In terms of direct shareholder returns, the company has not paid any dividends, which is standard for an exploration company that needs to conserve all capital for its projects. The most significant capital action has been the continuous issuance of new shares to fund the business. The number of shares outstanding provides a stark picture of this dilution, growing from 42 million in FY22 to 137 million in FY24, and 225 million in FY25. This means that an investor's ownership stake has been significantly reduced over time unless they participated in subsequent capital raises.

From a shareholder's perspective, this dilution has had a material impact on per-share value. While the company's total shareholder equity grew, the book value per share collapsed from a high of AUD 0.13 in FY22 to just AUD 0.02 in FY25. This shows that the rate of share issuance outpaced the creation of book value, meaning the dilution was highly destructive to per-share metrics. The capital allocation strategy was focused entirely on corporate survival and funding operations, a necessity for a junior explorer. However, it was not shareholder-friendly in the sense of preserving or growing per-share value for long-term holders. Cash was used exclusively for reinvestment into exploration assets.

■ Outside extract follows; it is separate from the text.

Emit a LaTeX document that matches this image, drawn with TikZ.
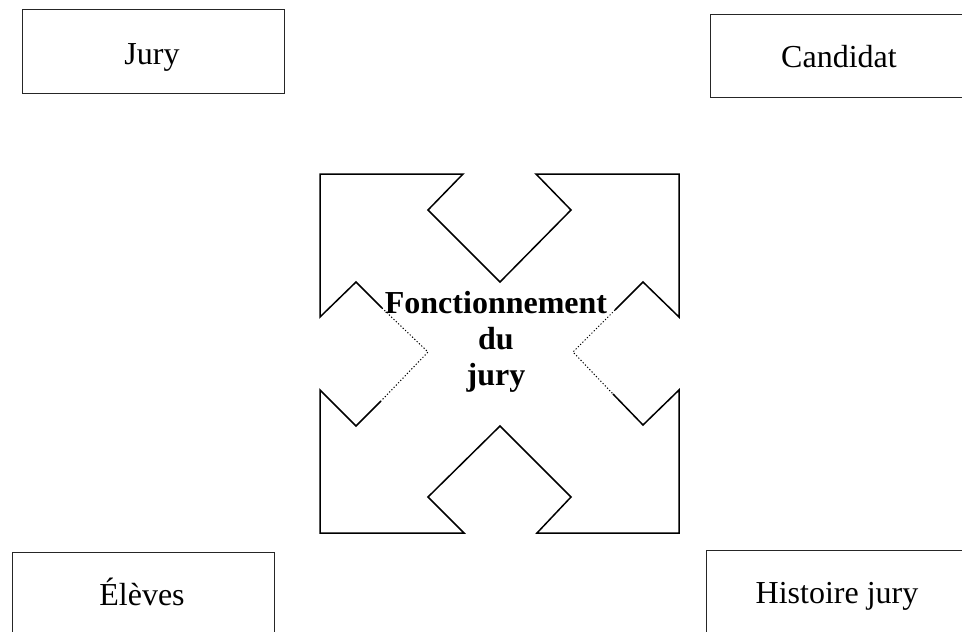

In conclusion, Forrestania Resources' historical record demonstrates resilience and successful execution of a junior explorer's primary task: raising capital. The company effectively transformed its balance sheet from a point of weakness to a stable, debt-free position capable of funding significant exploration programs. This is its single biggest historical strength. However, this was achieved through extreme shareholder dilution, which represents its single biggest weakness, as it severely eroded per-share value. The company's performance has been choppy and high-risk, but it has successfully navigated the challenging early stages of its lifecycle.

Factor Analysis

  • Trend in Analyst Ratings

    Pass

    The company likely has minimal to no analyst coverage due to its small size and early stage, making traditional sentiment metrics irrelevant.

    As a micro-cap exploration company, Forrestania Resources is not typically covered by sell-side analysts. The provided data contains no information on analyst ratings, price targets, or short interest, which is standard for a company of this profile. Therefore, this factor is not a meaningful indicator of past performance. A better proxy for market sentiment is the company's ability to raise capital. Given its success in securing millions in funding through equity placements, such as raising AUD 4.4 million in FY23, it's clear that it has been able to generate sufficient positive sentiment among investors to fund its operations.

  • Success of Past Financings

    Pass

    The company has a strong and consistent track record of raising capital via equity issuance, successfully funding its operations and exploration programs without resorting to debt.

    For a pre-revenue explorer, the ability to finance its activities is the most critical performance indicator. Forrestania's cash flow statements show it has been very successful in this regard. It raised AUD 5.02 million in FY22, AUD 4.4 million in FY23, AUD 1.45 million in FY24, and AUD 2.28 million in FY25, all through issuing new shares. This consistent access to capital allowed the company to remain solvent and actively explore. Crucially, it accomplished this without taking on debt after FY21, preserving financial flexibility and reducing risk. While this strategy led to heavy dilution, the core task of securing financing has been executed successfully.

  • Track Record of Hitting Milestones

    Pass

    While specific operational milestones are not provided, the consistent and significant exploration spending and related asset growth suggest the company has been actively executing its plans.

    The financial data lacks specifics on drill results or study completions. However, we can use spending as a proxy for activity. The company's capital expenditures, which directly relate to exploration work, were substantial and consistent, totaling over AUD 8 million from FY22 to FY25. This spending translated into tangible balance sheet growth, with property, plant, and equipment (representing capitalized exploration assets) increasing from AUD 0.14 million in FY21 to AUD 6.38 million in FY25. This demonstrates that the capital raised was deployed into the ground as planned, which constitutes the primary 'milestone' for an early-stage explorer.

  • Stock Performance vs. Sector

    Pass

    The stock has been extremely volatile, which is typical for the sector, but has shown periods of exceptionally strong performance, as evidenced by its recent 52-week range.

    Forrestania's stock performance has been a rollercoaster, embodying the high-risk, high-reward nature of its industry. The 52-week range of AUD 0.001 to AUD 0.45 illustrates this extreme volatility. While data on total shareholder return versus benchmarks is not provided, the market capitalization growth figures show swings like a +351.61% gain in one year and a -32.97% loss in another. Such performance is not for the faint of heart. However, the ability to generate massive upward swings is a key feature that attracts investors to this sector. The recent strong performance toward the top of its range indicates positive momentum, even if the historical path has been choppy.

  • Historical Growth of Mineral Resource

    Pass

    Direct resource metrics are unavailable, but a more than 45-fold increase in exploration-related assets on the balance sheet since FY21 strongly indicates successful expansion of the company's projects.

    For an exploration company, value is created by discovering and expanding a mineral resource. While the financial statements do not specify resource ounces or grades, the value of 'Property, Plant and Equipment' serves as an accounting proxy for investment in these potential resources. This line item grew from AUD 0.14 million in FY21 to AUD 6.38 million in FY25. This dramatic increase reflects significant and sustained investment in exploration and evaluation activities, which is the necessary precursor to defining and growing a mineral resource. This substantial growth in the company's primary asset base is a strong positive indicator of past performance in its core mission.